BATH — Government agencies failed to catch any foxes, a rabies-carrying animal behind 18 attacks on people and pets over the past year, in a controversial trapping effort in March. Professional wildlife trappers said the types of traps used and an abundance of wild rodents — the foxes’ main prey — are to blame.

The trapping program cost the city $26,611 and was designed to reduce the density of animal species that may carry rabies, including gray fox, red fox, skunk and raccoon to eliminate the chance of a human and wild animal interacting.

Twenty-four raccoons and four skunks were caught and euthanized by the U.S. Department of Agriculture and Maine Inland Fish and Wildlife, according to a preliminary report released by the city last week. Two gray foxes, three skunks, two brown bats, one muskrat, one brown rat and one raccoon were found dead or euthanized separately from the trapping program in Bath and collected for sampling.

The USDA used baited box traps, which are designed to trap an animal in a wire cage. The traps are nonlethal.

USDA wildlife biologist Adam Vashon said box traps aren’t the most efficient way to catch foxes, but they were chosen because it wouldn’t harm any household pets who accidentally got trapped. Three domestic cats were caught in the traps and turned over to the Bath animal control officer who reunited the pets with their owners.

“Gray foxes can and have been captured routinely in cage traps, whereas red foxes are unlikely to be captured in cage traps,” said Vashon. “Red foxes have keen instincts for avoiding traps, mainly due to their sense of smell and shyness toward people.”

William Jones, a Bath-based licensed animal trapper, said he would’ve used foothold traps, which are set on the ground and shut when an animal triggers the trap with their foot. He said it’s the best way to catch a fox because it can be hidden, making it more difficult to notice. Many also believe these traps to be inhumane, though Jones said they’re designed to restrain an animal without harming it.

“Using foothold traps is how wildlife agencies trap animals to transport them,” said Jones. “We have certain guidelines we have to follow to ensure the trap doesn’t damage the animal.”

Jones has only caught one fox in a cage trap similar to those the USDA used in Bath.

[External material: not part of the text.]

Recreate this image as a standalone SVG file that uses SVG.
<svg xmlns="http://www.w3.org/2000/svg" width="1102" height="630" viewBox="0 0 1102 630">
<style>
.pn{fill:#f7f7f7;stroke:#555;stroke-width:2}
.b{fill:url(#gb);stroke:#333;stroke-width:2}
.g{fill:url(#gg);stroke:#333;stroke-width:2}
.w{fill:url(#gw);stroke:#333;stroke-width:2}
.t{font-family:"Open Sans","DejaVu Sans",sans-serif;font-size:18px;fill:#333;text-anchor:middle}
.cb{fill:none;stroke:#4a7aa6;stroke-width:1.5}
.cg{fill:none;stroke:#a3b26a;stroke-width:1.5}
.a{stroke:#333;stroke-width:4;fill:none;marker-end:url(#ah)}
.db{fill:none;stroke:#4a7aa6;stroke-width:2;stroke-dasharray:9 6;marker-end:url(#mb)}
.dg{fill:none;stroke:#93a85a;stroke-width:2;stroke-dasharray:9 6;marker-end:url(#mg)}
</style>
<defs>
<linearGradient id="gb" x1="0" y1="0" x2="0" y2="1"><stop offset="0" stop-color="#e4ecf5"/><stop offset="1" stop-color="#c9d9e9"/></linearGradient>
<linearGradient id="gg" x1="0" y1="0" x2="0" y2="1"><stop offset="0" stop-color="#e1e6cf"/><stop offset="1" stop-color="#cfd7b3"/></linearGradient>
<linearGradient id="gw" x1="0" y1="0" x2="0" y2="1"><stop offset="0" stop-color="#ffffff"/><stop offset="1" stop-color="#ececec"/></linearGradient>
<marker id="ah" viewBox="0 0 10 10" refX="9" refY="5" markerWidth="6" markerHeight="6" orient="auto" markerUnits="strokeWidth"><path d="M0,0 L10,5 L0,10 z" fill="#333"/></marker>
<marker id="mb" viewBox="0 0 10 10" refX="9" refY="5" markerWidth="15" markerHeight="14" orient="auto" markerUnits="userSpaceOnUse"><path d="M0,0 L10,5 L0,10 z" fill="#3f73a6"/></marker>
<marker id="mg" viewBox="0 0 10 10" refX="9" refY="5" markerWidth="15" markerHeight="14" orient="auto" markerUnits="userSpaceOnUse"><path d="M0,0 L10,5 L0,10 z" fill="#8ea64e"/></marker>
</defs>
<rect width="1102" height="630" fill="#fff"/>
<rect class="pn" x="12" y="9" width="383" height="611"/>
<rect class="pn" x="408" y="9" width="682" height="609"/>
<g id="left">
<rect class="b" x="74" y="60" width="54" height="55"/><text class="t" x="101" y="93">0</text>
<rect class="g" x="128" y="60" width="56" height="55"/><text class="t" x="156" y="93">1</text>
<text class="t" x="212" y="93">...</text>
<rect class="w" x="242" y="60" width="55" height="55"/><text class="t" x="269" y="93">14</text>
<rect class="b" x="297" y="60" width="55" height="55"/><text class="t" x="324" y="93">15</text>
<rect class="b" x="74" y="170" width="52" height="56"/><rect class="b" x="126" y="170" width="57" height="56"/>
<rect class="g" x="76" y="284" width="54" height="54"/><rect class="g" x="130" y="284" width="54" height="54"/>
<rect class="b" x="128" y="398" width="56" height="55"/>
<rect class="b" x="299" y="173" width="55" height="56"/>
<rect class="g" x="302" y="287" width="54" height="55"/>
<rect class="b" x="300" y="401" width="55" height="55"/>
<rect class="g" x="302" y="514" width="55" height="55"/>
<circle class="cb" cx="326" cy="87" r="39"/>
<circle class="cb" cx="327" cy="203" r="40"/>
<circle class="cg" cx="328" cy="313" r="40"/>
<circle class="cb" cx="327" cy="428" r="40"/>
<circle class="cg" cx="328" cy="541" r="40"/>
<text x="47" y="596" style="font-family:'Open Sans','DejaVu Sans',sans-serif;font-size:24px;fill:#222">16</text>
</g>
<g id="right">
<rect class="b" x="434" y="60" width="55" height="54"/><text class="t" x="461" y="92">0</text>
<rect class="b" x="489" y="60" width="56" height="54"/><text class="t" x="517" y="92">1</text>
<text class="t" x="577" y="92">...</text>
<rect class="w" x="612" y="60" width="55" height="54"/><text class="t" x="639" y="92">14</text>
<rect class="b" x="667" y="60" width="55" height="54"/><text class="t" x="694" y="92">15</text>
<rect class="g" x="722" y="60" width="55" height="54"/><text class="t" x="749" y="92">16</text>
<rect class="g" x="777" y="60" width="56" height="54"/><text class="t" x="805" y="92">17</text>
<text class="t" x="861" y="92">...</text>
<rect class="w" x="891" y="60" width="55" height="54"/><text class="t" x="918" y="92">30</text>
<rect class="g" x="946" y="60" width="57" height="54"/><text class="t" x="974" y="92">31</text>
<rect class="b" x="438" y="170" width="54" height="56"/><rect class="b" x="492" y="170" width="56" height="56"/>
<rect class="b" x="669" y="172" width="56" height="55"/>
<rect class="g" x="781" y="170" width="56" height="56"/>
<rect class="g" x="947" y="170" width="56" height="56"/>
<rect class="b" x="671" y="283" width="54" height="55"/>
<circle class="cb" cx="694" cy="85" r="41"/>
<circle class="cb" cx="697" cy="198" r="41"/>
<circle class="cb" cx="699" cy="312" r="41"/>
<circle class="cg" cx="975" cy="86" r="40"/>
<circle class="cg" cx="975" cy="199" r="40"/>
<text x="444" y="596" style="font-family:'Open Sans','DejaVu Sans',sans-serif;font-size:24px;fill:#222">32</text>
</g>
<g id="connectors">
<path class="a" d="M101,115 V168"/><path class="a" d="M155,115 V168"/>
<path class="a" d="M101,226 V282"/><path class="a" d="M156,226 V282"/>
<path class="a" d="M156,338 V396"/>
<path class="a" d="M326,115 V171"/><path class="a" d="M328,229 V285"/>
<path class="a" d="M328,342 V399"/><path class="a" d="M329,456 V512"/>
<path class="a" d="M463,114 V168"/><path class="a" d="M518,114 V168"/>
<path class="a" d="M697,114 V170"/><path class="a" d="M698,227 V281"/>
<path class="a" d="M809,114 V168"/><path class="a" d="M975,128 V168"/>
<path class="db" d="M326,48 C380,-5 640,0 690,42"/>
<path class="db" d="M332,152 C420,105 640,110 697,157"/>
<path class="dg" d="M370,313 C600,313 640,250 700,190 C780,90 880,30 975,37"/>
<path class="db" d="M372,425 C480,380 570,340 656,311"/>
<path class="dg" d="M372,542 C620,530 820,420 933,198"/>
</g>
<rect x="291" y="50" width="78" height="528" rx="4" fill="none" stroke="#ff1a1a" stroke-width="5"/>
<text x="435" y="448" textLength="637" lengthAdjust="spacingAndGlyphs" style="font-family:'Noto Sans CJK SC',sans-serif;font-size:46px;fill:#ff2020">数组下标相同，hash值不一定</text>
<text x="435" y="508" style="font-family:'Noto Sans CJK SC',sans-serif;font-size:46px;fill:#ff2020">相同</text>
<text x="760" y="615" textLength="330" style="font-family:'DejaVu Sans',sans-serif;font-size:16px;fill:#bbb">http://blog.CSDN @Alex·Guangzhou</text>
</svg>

He said he believes the fox was starving and went into the trap to eat the bait.

Shawn Mills, a state-licensed animal damage control agent from Wiscasset, said foxes likely weren’t interested in the traps because they have plenty of other food available.

“There are a plethora of rodents around because we had an easy winter, so foxes have no real need to go into a bait trap for food,” said Mills.

While no foxes were captured, Mark Latti, communications director of the IF&W, said the trapping program was still a success because it caught and removed 28 animals that could potentially carry rabies, which decreases the overall spread of the virus.

Latti said he expects the rise in rabies already had reduced the fox population in the area, meaning there were fewer foxes available to trap.

“Once disease and starvation start to appear, it knocks back the population of a species,” said Latti. “It’s a horrible thing, but it’s mother nature’s population control.”

Bath saw 16 rabies cases in 2019, compared to just two the year before, according to the Maine Center for Disease Control and Prevention. One grey fox from Bath tested positive for rabies on January 6, but no Bath animals have tested positive since then.

The USDA is testing the animals to determine whether any were infected by rabies, which can only be done after an animal is dead. The full report from the USDA analyzing the results of the program will be released to the public in June. The city declined to share additional information regarding the trapping program until the report is complete.